The media plays a huge role in shaping public perception of cryptocurrency. If major outlets report a crash or scandal, it can make people nervous and trigger a panic sell-off. On the other hand, positive media coverage can have the opposite effect, driving prices up.
Take the 2021 bull run as an example: headlines were full of stories about Bitcoin hitting new all-time highs, celebrities endorsing crypto, and large institutions investing in digital currencies. But the opposite is also true. Negative headlines about hacks, scams, or regulations can push the market in the other direction, contributing to price drops.

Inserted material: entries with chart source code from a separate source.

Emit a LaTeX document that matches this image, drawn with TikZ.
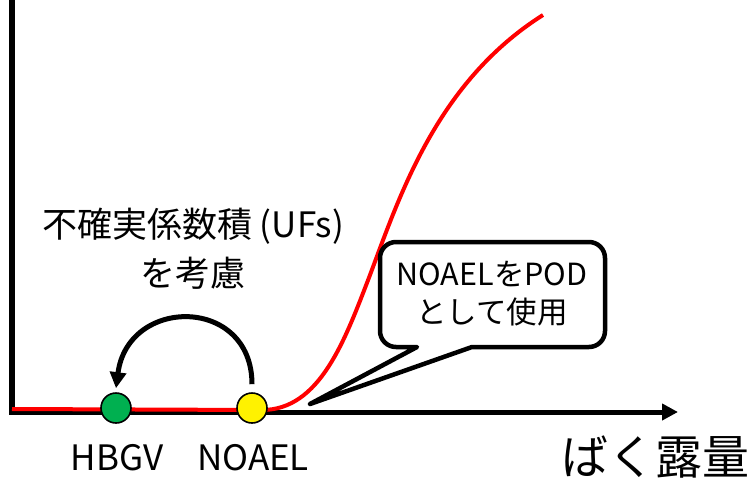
\documentclass[tikz,border=0pt]{standalone}
\usepackage{fontspec}
\setmainfont{Noto Sans CJK JP}
\usetikzlibrary{arrows.meta}
\definecolor{okgreen}{RGB}{0,176,80}
\tikzset{
  axisline/.style={line width=5pt,-{Triangle[length=16pt,width=16pt]}},
  curveline/.style={red,line width=4pt},
  dot/.style={circle,draw=black,line width=1.6pt,minimum size=30pt,inner sep=0pt},
  lbl/.style={font=\fontsize{35}{40}\selectfont,inner sep=0pt},
  calltext/.style={font=\fontsize{30.5}{38}\selectfont,align=center,inner sep=0pt},
  uftext/.style={font=\fontsize{35}{49}\selectfont,align=center,inner sep=0pt},
  callout/.style={draw=black,fill=white,line width=4.5pt,line join=round},
  bentarrow/.style={line width=5pt,-{Triangle[length=16pt,width=16pt]}}
}
\begin{document}
\begin{tikzpicture}[x=1pt,y=-1pt]
\useasboundingbox (0,0) rectangle (751,479);
% axes
\coordinate (origin) at (12,412);
\coordinate (ytop) at (12,-2);
\coordinate (xend) at (678,412);
\draw[line width=6pt] (origin) -- (ytop);
\draw[axisline] ([xshift=-3pt]origin) -- (xend);
% curve
\coordinate (c0) at (12,409);
\coordinate (c1) at (262,410);
\coordinate (c2) at (370,275);
\coordinate (c3) at (543,15);
\draw[curveline] (c0) -- (c1) .. controls (320,410) and (345,340) .. (c2) .. controls (400,195) and (437,82) .. (c3);
% dots
\node[dot,fill=okgreen] (hbgv) at (116,408) {};
\node[dot,fill=yellow] (noael) at (252,408) {};
% bent arrow
\draw[bentarrow] ([yshift=8pt]noael.north) .. controls (252,296) and (128,296) .. ([yshift=4pt]hbgv.north);
% labels
\node[lbl,anchor=base] (hbgvl) at (117,470) {HBGV};
\node[lbl,anchor=base] (noaell) at (253,470) {NOAEL};
\node[font=\fontsize{47}{47}\selectfont,inner sep=0pt,anchor=base] (xlab) at (655,474) {ばく露量};
\node[uftext] (uf) at (193,249) {不確実係数積 (UFs)\\を考慮};
% callout
\coordinate (tip) at (310,404);
\draw[callout] (417,347) [rounded corners=16pt] -- (380,347) -- (380,242) -- (605,242) -- (605,347) [sharp corners] -- (472,347) -- (tip) -- cycle;
\node[calltext] (call) at (492,294) {NOAELをPOD\\として使用};
\end{tikzpicture}
\end{document}
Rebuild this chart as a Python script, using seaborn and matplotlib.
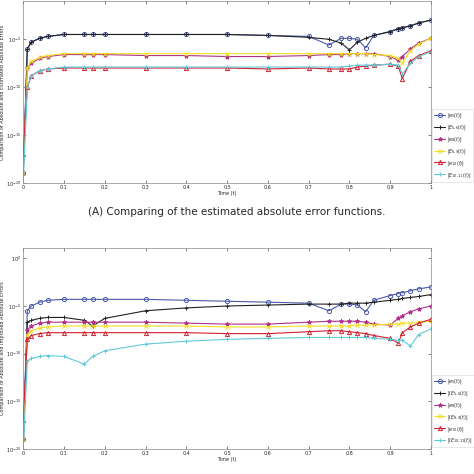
import numpy as np
import pandas as pd
import seaborn as sns
import matplotlib
matplotlib.use("Agg")
import matplotlib.pyplot as plt

t = [0, 0.01, 0.02, 0.04, 0.06, 0.1, 0.15, 0.17, 0.2, 0.3, 0.4, 0.5, 0.6, 0.7, 0.75, 0.78,
     0.8, 0.82, 0.84, 0.86, 0.9, 0.92, 0.93, 0.95, 0.97, 1.0]

# log10 of errors, panel A
a_e5 = [-19, -6, -5.3, -4.9, -4.7, -4.5, -4.5, -4.5, -4.5, -4.5, -4.5, -4.5, -4.6, -4.7, -5.6, -4.9, -4.9, -5.0, -5.9, -4.6, -4.2, -3.9, -3.8, -3.6, -3.3, -3.0]
a_E56 = [-19, -6, -5.3, -4.9, -4.7, -4.5, -4.5, -4.5, -4.5, -4.5, -4.5, -4.5, -4.6, -4.8, -5.0, -5.4, -6.1, -5.3, -4.9, -4.6, -4.2, -3.9, -3.8, -3.6, -3.3, -3.0]
a_e8 = [-19, -8, -7.5, -7.0, -6.8, -6.6, -6.6, -6.6, -6.6, -6.7, -6.7, -6.8, -6.8, -6.7, -6.6, -6.6, -6.5, -6.5, -6.5, -6.5, -6.8, -7.2, -6.8, -6.0, -5.4, -4.9]
a_E89 = [-19, -8, -7.3, -6.9, -6.7, -6.5, -6.5, -6.5, -6.5, -6.5, -6.5, -6.5, -6.5, -6.5, -6.5, -6.5, -6.5, -6.5, -6.5, -6.6, -6.7, -7.0, -7.5, -6.2, -5.5, -4.9]
a_e10 = [-17, -10, -8.8, -8.3, -8.1, -8.0, -8.0, -8.0, -8.0, -8.0, -8.0, -8.0, -8.1, -8.0, -8.1, -8.1, -8.1, -7.9, -7.8, -7.7, -7.6, -7.8, -9.1, -7.3, -6.7, -6.2]
a_E1011 = [-20, -10, -8.8, -8.3, -8.1, -7.9, -7.9, -7.9, -7.9, -7.9, -7.9, -7.9, -7.9, -7.9, -7.9, -7.9, -7.8, -7.7, -7.7, -7.7, -7.6, -7.7, -8.6, -7.5, -6.8, -6.3]

# panel B
b_e5 = [-19, -5.5, -5.0, -4.6, -4.4, -4.3, -4.3, -4.3, -4.3, -4.3, -4.4, -4.5, -4.6, -4.7, -5.5, -4.8, -4.8, -4.9, -5.6, -4.4, -3.9, -3.7, -3.6, -3.4, -3.2, -3.0]
b_E56 = [-20, -6.7, -6.5, -6.3, -6.2, -6.2, -6.5, -7.1, -6.3, -5.5, -5.2, -5.0, -4.9, -4.8, -4.8, -4.8, -4.7, -4.7, -4.7, -4.6, -4.4, -4.3, -4.2, -4.1, -4.0, -3.8]
b_e8 = [-19, -7.5, -7.1, -6.8, -6.7, -6.7, -6.7, -6.7, -6.7, -6.7, -6.8, -6.9, -6.9, -6.7, -6.6, -6.6, -6.6, -6.6, -6.7, -6.9, -7.0, -6.3, -6.0, -5.6, -5.3, -5.0]
b_E89 = [-19, -8, -7.6, -7.3, -7.2, -7.1, -7.1, -7.1, -7.1, -7.1, -7.1, -7.2, -7.2, -7.1, -7.1, -7.1, -7.1, -7.0, -7.0, -7.0, -6.9, -6.9, -6.8, -6.8, -6.7, -6.6]
b_e10 = [-17, -8.5, -8.1, -7.9, -7.8, -7.8, -7.8, -7.8, -7.8, -7.8, -7.8, -7.9, -7.9, -7.7, -7.6, -7.6, -7.7, -7.8, -7.9, -8.1, -8.4, -8.9, -7.8, -7.2, -6.8, -6.4]
b_E1011 = [-20, -10.8, -10.5, -10.3, -10.2, -10.3, -11.1, -10.3, -9.7, -9.0, -8.7, -8.5, -8.4, -8.3, -8.3, -8.3, -8.3, -8.3, -8.3, -8.4, -8.5, -8.6, -8.6, -9.2, -8.0, -7.4]

labels_a = [r"$|e_{5}(t)|$", r"$|E_{5,6}(t)|$", r"$|e_{8}(t)|$", r"$|E_{8,9}(t)|$", r"$|e_{10}(t)|$", r"$|E_{10,11}(t)|$"]
labels_b = [r"$|e_{5}(t)|$", r"$|IE_{5,6}(t)|$", r"$|e_{8}(t)|$", r"$|IE_{8,9}(t)|$", r"$|e_{10}(t)|$", r"$|IE_{10,11}(t)|$"]

styles = [("#4a5aa8", "o", True), ("#222222", "+", False), ("#b0308a", "*", False),
          ("#f0e020", "x", False), ("#d02030", "^", True), ("#60c8d8", "+", False)]

sns.set_style("ticks")
fig = plt.figure(figsize=(4.74, 4.74), dpi=100)
axA = fig.add_axes([0.049, 0.614, 0.86, 0.384])
axB = fig.add_axes([0.049, 0.053, 0.86, 0.424])

def draw(ax, series, labels, ylabel, ytop):
    for vals, lab, (c, m, hollow) in zip(series, labels, styles):
        df = pd.DataFrame({"t": t, "v": 10.0 ** np.array(vals)})
        sns.lineplot(data=df, x="t", y="v", ax=ax, color=c, marker=m, markersize=3,
                     markerfacecolor="none" if hollow else c, markeredgecolor=c,
                     markeredgewidth=0.7, linewidth=0.8, label=lab)
    ax.set_yscale("log")
    ax.set_xlim(0, 1)
    ax.set_ylim(1e-20, ytop)
    ax.set_yticks([v for v in [1e-20, 1e-15, 1e-10, 1e-5, 1e0] if v <= ytop])
    ax.set_xticks(np.arange(0, 1.01, 0.1))
    ax.set_xticklabels(["0", "0.1", "0.2", "0.3", "0.4", "0.5", "0.6", "0.7", "0.8", "0.9", "1"])
    ax.minorticks_off()
    ax.tick_params(labelsize=3.5, length=2, width=0.4, direction="in", top=True, right=True, pad=1.5)
    ax.set_ylabel(ylabel, fontsize=3.5, labelpad=0.5)
    for s in ax.spines.values():
        s.set_linewidth(0.5); s.set_color("#888888")
    leg = ax.legend(loc="lower left", bbox_to_anchor=(1.0, 0.0), fontsize=3.5, frameon=True,
                    fancybox=False, borderpad=0.4, handlelength=2.2, handletextpad=0.4,
                    labelspacing=0.6, borderaxespad=0.3)
    leg.get_frame().set_linewidth(0.4)

draw(axA, [a_e5, a_E56, a_e8, a_E89, a_e10, a_E1011], labels_a,
     "Comparison of Absolute and Estimated Absolute Errors", 10 ** -1.0)
axA.set_xlabel("Time (t)", fontsize=3.5, labelpad=1)
draw(axB, [b_e5, b_E56, b_e8, b_E89, b_e10, b_E1011], labels_b,
     "Comparison of Absolute and Improved Absolute Errors", 10 ** 1.1)
axB.set_xlabel("Time (t)", fontsize=3.5, labelpad=1)

fig.text(0.5, 0.553, "(A) Comparing of the estimated absolute error functions.",
         ha="center", va="center", fontsize=7.5)
fig.savefig("out.png", dpi=100)
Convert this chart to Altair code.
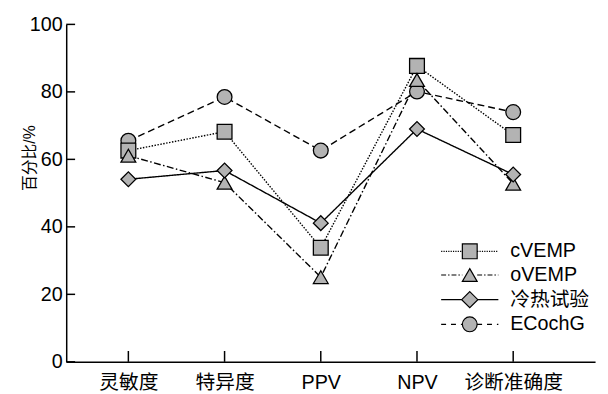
import json
import altair as alt
import pandas as pd

categories = ["灵敏度", "特异度", "PPV", "NPV", "诊断准确度"]
series = ["cVEMP", "oVEMP", "冷热试验", "ECochG"]
cvemp = [62.6, 68.2, 33.8, 87.7, 67.2]
ovemp = [61.1, 53.1, 25.1, 83.5, 52.8]
caloric = [54.1, 56.7, 41.1, 69.0, 55.5]
ecochg = [65.5, 78.5, 62.6, 80.1, 74.0]
y_ticks = [0, 20, 40, 60, 80, 100]

values = {"cVEMP": cvemp, "oVEMP": ovemp, "冷热试验": caloric, "ECochG": ecochg}
draw_order = ["ECochG", "cVEMP", "oVEMP", "冷热试验"]
rows = []
for s in draw_order:
    for i, v in enumerate(values[s]):
        rows.append({"series": s, "idx": i, "value": v})
df = pd.DataFrame(rows)

FONT = "Liberation Sans, Noto Sans CJK SC, sans-serif"
GRAY = "#b3b3b3"
dashes = {"cVEMP": [1.5, 1.5], "oVEMP": [7, 2.5, 1.5, 2.5], "冷热试验": [1, 0], "ECochG": [7, 4]}
shapes = ["square", "triangle-up", "diamond", "circle"]
sizes = [225, 225, 275, 225]

# legend symbols: line pattern + marker; symbolSize 256 -> 1 unit = 8px
U = 8.0
leg_dash = {"cVEMP": [1.2, 1.2], "oVEMP": [5, 2, 1.5, 2], "冷热试验": None, "ECochG": [5, 5]}


def segs(x0, x1, pat):
    if pat is None:
        return f"M{x0/U:.3f},0H{x1/U:.3f}"
    out = []
    x = x0
    k = 0
    on = True
    while x < x1:
        l = pat[k % len(pat)]
        e = min(x + l, x1)
        if on:
            out.append(f"M{x/U:.3f},0H{e/U:.3f}")
        x = e
        k += 1
        on = not on
    return "".join(out)


def marker(kind):
    if kind == "square":
        r = 7.5 / U
        return f"M{-r:.3f},{-r:.3f}H{r:.3f}V{r:.3f}H{-r:.3f}Z"
    if kind == "triangle-up":
        r = 7.5 / U
        h = 6.5 / U
        return f"M0,{-h:.3f}L{r:.3f},{h:.3f}L{-r:.3f},{h:.3f}Z"
    if kind == "diamond":
        r = 8.2 / U
        return f"M0,{-r:.3f}L{r:.3f},0L0,{r:.3f}L{-r:.3f},0Z"
    r = 7.5 / U
    return f"M{r:.3f},0A{r:.3f},{r:.3f} 0 1,1 {-r:.3f},0A{r:.3f},{r:.3f} 0 1,1 {r:.3f},0Z"


half = {"square": 7.5, "triangle-up": 7.5, "diamond": 8.2, "circle": 7.5}
legend_paths = []
for s, sh in zip(series, shapes):
    p = segs(-29, -half[sh], leg_dash[s]) + segs(half[sh], 29, leg_dash[s]) + marker(sh)
    legend_paths.append(p)

xscale = alt.Scale(domain=[-0.646, 4.851], nice=False, zero=False)
yscale = alt.Scale(domain=[0, 100], nice=False)
label_expr = json.dumps(categories, ensure_ascii=False) + "[datum.value]"

base = alt.Chart(df)

lines = base.mark_line(color="black", strokeWidth=1.4).encode(
    x=alt.X("idx:Q", scale=xscale,
            axis=alt.Axis(values=list(range(len(categories))), labelExpr=label_expr,
                          title=None, ticks=False, tickSize=0, grid=False,
                          labelFontSize=20, labelFont=FONT, labelColor="black",
                          labelPadding=11, labelFlush=False, labelOverlap=False,
                          domainColor="black", domainWidth=1.5)),
    y=alt.Y("value:Q", scale=yscale,
            axis=alt.Axis(values=y_ticks, title="百分比/%", ticks=False, tickSize=0,
                          grid=False, labelFontSize=20, labelFont=FONT,
                          labelColor="black", labelPadding=4, domainColor="black",
                          domainWidth=1.5, titleFont=FONT, titleFontSize=16,
                          titleFontWeight="normal", titleColor="black",
                          titleX=-37, titleY=135, titleAngle=-90,
                          titleAlign="center", titleBaseline="middle")),
    strokeDash=alt.StrokeDash("series:N", scale=alt.Scale(domain=series,
                              range=[dashes[s] for s in series]), legend=None),
    detail="series:N",
)

points = base.mark_point(filled=True, opacity=1).encode(
    x="idx:Q",
    y="value:Q",
    shape=alt.Shape("series:N", scale=alt.Scale(domain=series, range=shapes), legend=None),
    size=alt.Size("series:N", scale=alt.Scale(domain=series, range=sizes), legend=None),
    fill=alt.value(GRAY),
    stroke=alt.value("black"),
    strokeWidth=alt.value(1.3),
)

ghost = base.transform_filter("false").mark_point(filled=True, opacity=1).encode(
    x="idx:Q",
    y="value:Q",
    shape=alt.Shape("lseries:N", scale=alt.Scale(domain=series, range=legend_paths),
                    legend=alt.Legend(title=None, orient="none", legendX=399, legendY=220,
                                      padding=0, symbolSize=256, symbolStrokeWidth=1.2,
                                      labelFontSize=20, labelFont=FONT, labelColor="black",
                                      labelOffset=31, rowPadding=4)),
    fill=alt.value(GRAY),
    stroke=alt.value("black"),
    strokeWidth=alt.value(1.2),
)

ytick_df = pd.DataFrame({"value": y_ticks})
yticks = alt.Chart(ytick_df).mark_rule(color="black", strokeWidth=1.5).encode(
    y="value:Q", x=alt.value(0), x2=alt.value(9))

xtick_df = pd.DataFrame({"idx": list(range(len(categories)))})
xticks = alt.Chart(xtick_df).mark_rule(color="black", strokeWidth=1.5).encode(
    x="idx:Q", y=alt.value(342), y2=alt.value(331))

chart = alt.layer(lines, yticks, xticks, points, ghost).resolve_scale(
    shape="independent"
).properties(
    width=536, height=342,
    autosize=alt.AutoSizeParams(type="none"),
    padding={"left": 59, "top": 14, "right": 5, "bottom": 30},
).configure_view(strokeWidth=0)

chart.save("out.html", embed_options={"renderer": "svg", "actions": False})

While the recent crypto crash is concerning, it’s important to remember that this isnt the first time the market has taken a dive—and it likely won’t be the last. Cryptocurrencies are notorious for their volatility, and crashes are a part of the game. In fact, many people see these dips as opportunities to buy low, with the belief that the market will eventually recover.
Just like the stock market, crypto experiences cycles. Sometimes it’s up, sometimes it’s down. The key is to manage your expectations and not get too swept up in the hype—whether that hype is positive or negative.
If you’re thinking about investing in crypto, or you already have, it’s essential to stay informed and manage your risks. Diversifying your investments, using secure wallets, and not putting all your money into high-risk assets can help protect you from the worst of the crashes.
At the end of the day, the world of cryptocurrency is still relatively new, and we’re likely to see more ups and downs as it matures. If you’re in it for the long haul, keep an eye on the bigger picture and remember that every crash has its silver lining. As always, do your research, stay cautious, and don’t let the noise distract you from your goals.
So, why are cryptos crashing? A mix of global economic factors, regulatory concerns, sentiment-driven market shifts, and tech challenges. But like any rollercoaster, the market will continue its wild ride—so buckle up, stay informed, and enjoy the journey.